An Irish businessman and father of four who’s been banned from leaving China for two years has spoken out to the media for the first time.
Richard O’Halloran, 45, a director of China International Aviation Leasing Service (CALS), left his Dublin home in February 2019 for Shanghai, China. What he thought was a short business trip turned out to be two years in limbo, after he was caught up in an investigation into his employer Min Jiedong’s crowdfunding activities.
“I’m innocent. I’ve done nothing wrong,” in an interview aired on Thursday, O’Halloran told Yvonne Murray from Ireland’s public broadcaster RTÉ.
Min, O’Halloran’s employer, invested in dozens of countries around the globe, including aircraft leasing company CALS Ireland, in which he was the chairman and the main shareholder.
Min’s funding had been raised through peer-to-peer crowdfunding, in what he boasted as a pioneering business model “P2F2B+PDP (Person-to-Financial institution-to-Business+Pre-Delivery Payment).”
Min’s business model was widely praised in Chinese media outlets and business magazines as being innovative, until he was accused of defrauding investors in July 2018 when Chinese authorities launched a crackdown on lenders and landed in prison.
The fundraising took place before O’Halloran’s employment. O’Halloran told RTÉ that he went to China to assure investors that their problem could be solved.
“I felt duty bound, that there had been many investors who’ve been stung, not just in China but all over the place, and I wanted to do the right thing,” he said.

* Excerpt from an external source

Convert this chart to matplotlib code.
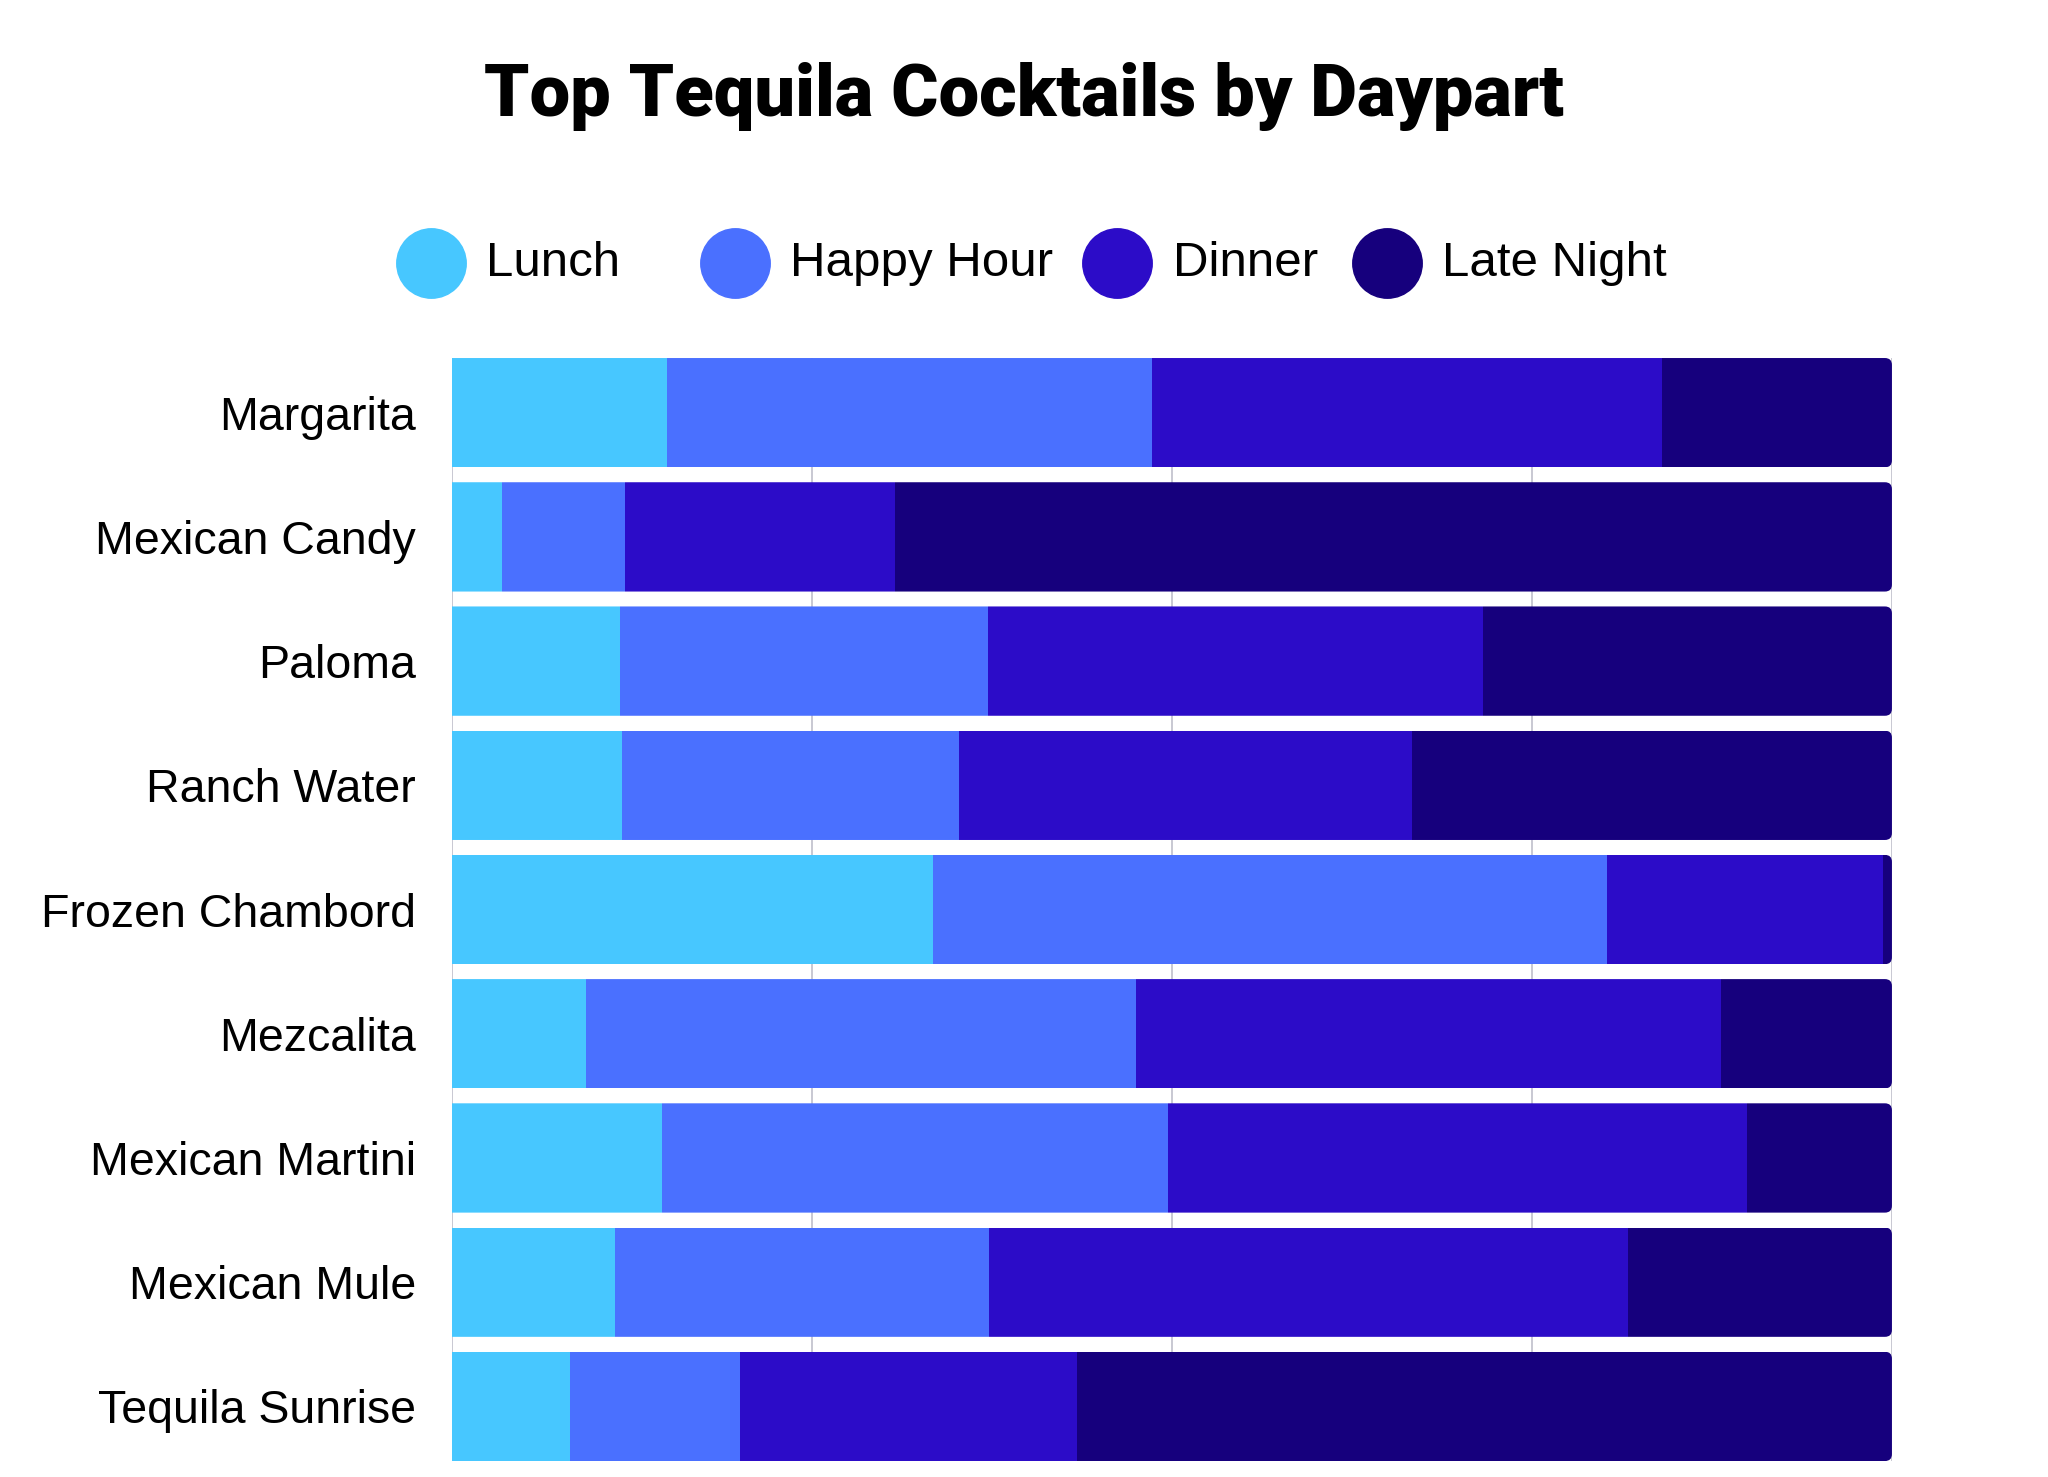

O’Halloran is not charged with or accused of any wrongdoing, and he said he had cooperated with the Chinese authorities in Min’s investigation. However, he’s not been allowed to leave China.

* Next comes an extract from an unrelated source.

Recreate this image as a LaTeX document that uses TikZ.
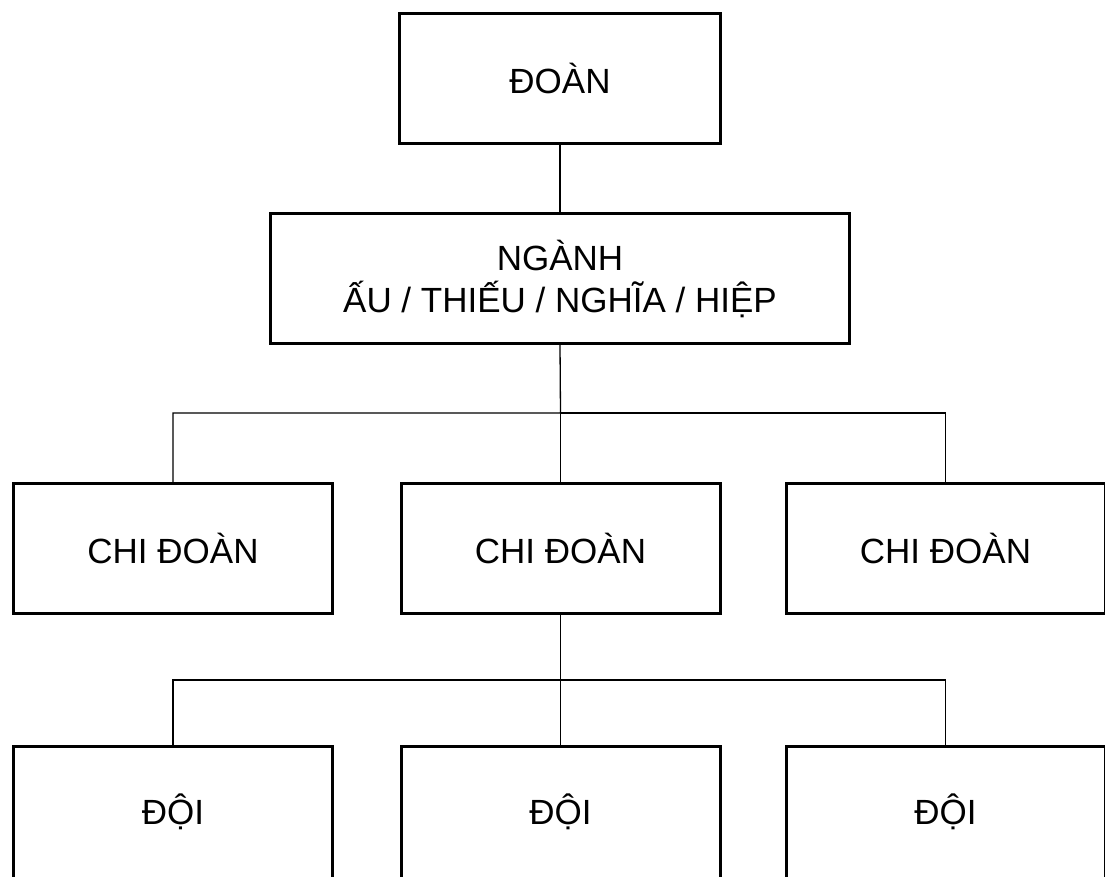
\documentclass[tikz,border=0pt]{standalone}
\usepackage{fontspec}
\setmainfont{Liberation Sans}
\usetikzlibrary{positioning}

\begin{document}
\begin{tikzpicture}[x=1pt, y=-1pt,
    unit/.style = {draw, line width=3pt, minimum width=319pt, minimum height=130pt, inner sep=0pt},
    link/.style = {line width=1.3pt}]
  \tikzset{every node/.style={anchor=center, align=center, font=\fontsize{35}{42}\selectfont}}
  \useasboundingbox (0,0) rectangle (1105,877);
  % top levels
  \node [unit, minimum width=321pt] (doan) at (560,78.5) {ĐOÀN};
  \node [unit, minimum width=579pt] (nganh) at (560,278.5) {NGÀNH\\ẤU / THIẾU / NGHĨA / HIỆP};
  % chi doan row
  \node [unit] (chi1) at (173,548.5) {CHI ĐOÀN};
  \node [unit] (chi2) at (560.5,548.5) {CHI ĐOÀN};
  \node [unit] (chi3) at (945.5,548.5) {CHI ĐOÀN};
  % doi row (cut off at the bottom edge)
  \node [unit, minimum height=140pt, text depth=0pt] (doi1) at (173,816.5) {};
  \node [unit, minimum height=140pt] (doi2) at (560.5,816.5) {};
  \node [unit, minimum height=140pt] (doi3) at (945.5,816.5) {};
  \node at (173,811.5) (t1) {ĐỘI};
  \node at (560.5,811.5) (t2) {ĐỘI};
  \node at (945.5,811.5) (t3) {ĐỘI};
  \coordinate (bar1) at (560.5,413);
  \coordinate (bar2) at (560.5,680);
  \path [link]
    (doan) edge (nganh);
  \draw [link] (nganh.south) -- (bar1) -| (chi1.north);
  \draw [link] (bar1) -| (chi3.north);
  \draw [link] (bar1) -- (chi2.north);
  \draw [link] (chi2.south) -- (bar2) -| (doi1.north);
  \draw [link] (bar2) -| (doi3.north);
  \draw [link] (bar2) -- (doi2.north);
\end{tikzpicture}
\end{document}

‘Nobody Will Tell Me Anything’
A Jan. 31 report by Independent.ie said that a judge had “confirmed that there was no exit ban in place but told him [(O’Halloran)] that he would be in China for ‘a very, very long time,’” according to O’Halloran’s lawyer David Maughan.

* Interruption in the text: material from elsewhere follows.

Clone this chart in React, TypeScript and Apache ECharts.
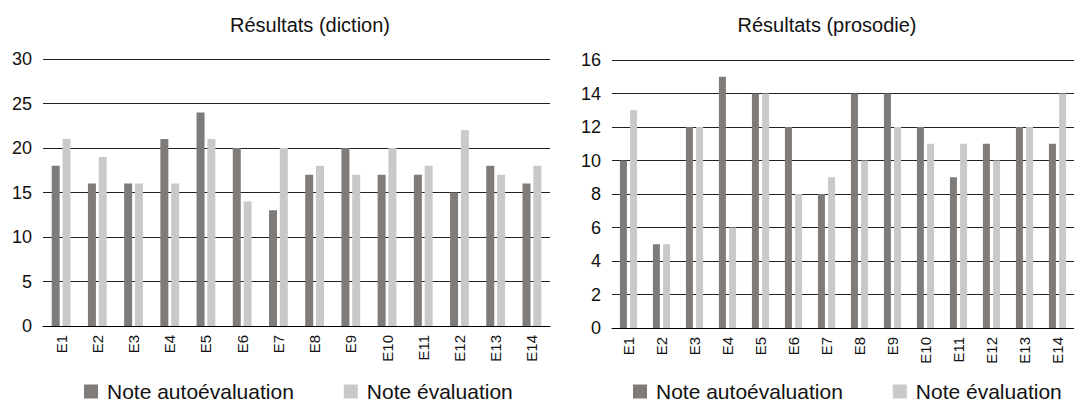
import React, { useEffect, useRef } from "react";
import * as echarts from "echarts";

const categories = ["E1", "E2", "E3", "E4", "E5", "E6", "E7", "E8", "E9", "E10", "E11", "E12", "E13", "E14"];
const seriesNames = ["Note autoévaluation", "Note évaluation"];

const dictionAuto = [18, 16, 16, 21, 24, 20, 13, 17, 20, 17, 17, 15, 18, 16];
const dictionEval = [21, 19, 16, 16, 21, 14, 20, 18, 17, 20, 18, 22, 17, 18];

const prosodieAuto = [10, 5, 12, 15, 14, 12, 8, 14, 14, 12, 9, 11, 12, 11];
const prosodieEval = [13, 5, 12, 6, 14, 8, 9, 10, 12, 11, 11, 10, 12, 14];

const titles = ["Résultats (diction)", "Résultats (prosodie)"];

const DARK = "#7F7B78";
const LIGHT = "#C9C9C9";
const FONT = "'Liberation Sans', Arial, sans-serif";
const TEXT = "#111";

export default function App() {
  const ref = useRef<HTMLDivElement>(null);

  useEffect(() => {
    if (!ref.current) return;
    const chart = echarts.init(ref.current, null, { renderer: "svg" });

    const xAxisBase = (gridIndex: number) => ({
      type: "category" as const,
      gridIndex,
      data: categories,
      axisTick: { show: false },
      axisLine: { show: true, lineStyle: { color: "#000", width: 1 } },
      axisLabel: { rotate: 90, fontSize: 15, color: TEXT, fontFamily: FONT, margin: 9 },
    });

    const yAxisBase = (gridIndex: number, max: number, interval: number) => ({
      type: "value" as const,
      gridIndex,
      min: 0,
      max,
      interval,
      axisLine: { show: false },
      axisTick: { show: false },
      axisLabel: { fontSize: 18, color: TEXT, fontFamily: FONT, margin: 11 },
      splitLine: { show: true, lineStyle: { color: "#222", width: 1 } },
    });

    const legendBase = (left: number) => ({
      left,
      top: 376,
      itemWidth: 14,
      itemHeight: 14,
      itemGap: 50,
      icon: "rect",
      data: seriesNames,
      textStyle: { fontSize: 21, color: TEXT, fontFamily: FONT, padding: [0, 0, 0, 4] },
    });

    chart.setOption({
      animation: false,
      backgroundColor: "#fff",
      title: [
        { text: titles[0], left: 305, top: 10, textAlign: "center", textStyle: { fontSize: 20, fontWeight: "normal", color: TEXT, fontFamily: FONT } },
        { text: titles[1], left: 822, top: 10, textAlign: "center", textStyle: { fontSize: 20, fontWeight: "normal", color: TEXT, fontFamily: FONT } },
      ],
      legend: [legendBase(79), legendBase(628)],
      grid: [
        { left: 43, right: 524, top: 59, bottom: 76, containLabel: false },
        { left: 612, right: -3, top: 60, bottom: 74, containLabel: false },
      ],
      xAxis: [xAxisBase(0), xAxisBase(1)],
      yAxis: [yAxisBase(0, 30, 5), yAxisBase(1, 16, 2)],
      series: [
        { name: seriesNames[0], type: "bar", xAxisIndex: 0, yAxisIndex: 0, data: dictionAuto, barWidth: 8, barGap: "35%", itemStyle: { color: DARK } },
        { name: seriesNames[1], type: "bar", xAxisIndex: 0, yAxisIndex: 0, data: dictionEval, barWidth: 8, barGap: "35%", itemStyle: { color: LIGHT } },
        { name: seriesNames[0], type: "bar", xAxisIndex: 1, yAxisIndex: 1, data: prosodieAuto, barWidth: 7, barGap: "45%", itemStyle: { color: DARK } },
        { name: seriesNames[1], type: "bar", xAxisIndex: 1, yAxisIndex: 1, data: prosodieEval, barWidth: 7, barGap: "45%", itemStyle: { color: LIGHT } },
      ],
    });

    return () => chart.dispose();
  }, []);

  return (
    <div style={{ position: "absolute", left: 0, top: 0, width: 1074, height: 402, overflow: "hidden", background: "#fff" }}>
      <div ref={ref} style={{ width: 1074, height: 402 }} />
    </div>
  );
}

“Richard now fears that the judge intends to force him to remain in the country to manage the sale of an aircraft in five years’ time when its lease runs out,” Maughan told Independent.ie last month.
O’Halloran told RTÉ that this is worse than a sentence, which does have a term limit.
“It’s not like I’ve been sentenced to a finite period of time. This is open ended,” he said.
“This could go on and on and on, to the point where I asked one of the judges last month: Do you expect that I tell my wife to get on with her life? And for my kids to try and forget about me? Is that what you’re trying to do?”
O’Halloran bought a ticket home on Jan. 10, the same day he was told he could leave China during an interrogation, but was denied boarding yet again at the airport “with no legal grounds whatsoever,” according to Maughan.
“We don’t know who has a travel restriction on me now, at all. I asked the immigration officers: Was it the police, or was it the courts? And they wouldn’t confirm what was going on,” O’Halloran told RTÉ.
“Nobody will tell me anything,” he said.
$36 Million Ransom
Independent.ie said that O’Halloran was interrogated by Chinese police without a lawyer present after CALS sent $200,000 (€165,000) to the Chinese court “in a good-faith gesture as part of a proposal to the Chinese to allow the Irishman return home,” asking him about the source of the money.
Maughan said it was “fundamentally wrong on many levels.”
“It was a phenomenally scary piece of interrogation. During it they demanded he pay $6 [million] personally to the court in order to assist with his freedom,” Maughan told Independent.ie.
The report said it was understood that the Chinese authorities then asked O’Halloran for $36 million (€30 million).
O’Halloran recently moved to a hotel from an apartment he stayed in because he suffers from seizures and a lung problem.
“We felt that leaving him alone in an apartment just wasn’t safe, given the state of his mental and physical health, so now he is in a hotel and getting better care,” his wife Tara O’Halloran said.
A debate in the Senate (upper house of Parliament in Ireland) on getting O’Halloran has been postponed at the request of Irish Foreign Minister Simon Coveney, so it wouldn’t set back the process of negotiations for him return, which was at a “delicate stage.”
“As with all consular cases, it would not be appropriate to discuss the details of this case, nor to comment on matters pertaining to a legal process in another jurisdiction,” a spokeswoman from the Department of Foreign Affairs told The Epoch Times in an email.
On Jan. 21, European Parliament passed a resolution on the crackdown on the democratic opposition in Hong Kong, which includes an article that says the European Parliament “urges China to release unjustly detained EU citizens, such as Irish citizen Richard O’Halloran.”
The Chinese Embassy in Ireland didn’t respond to The Epoch Times’ request for comment at the time of publishing.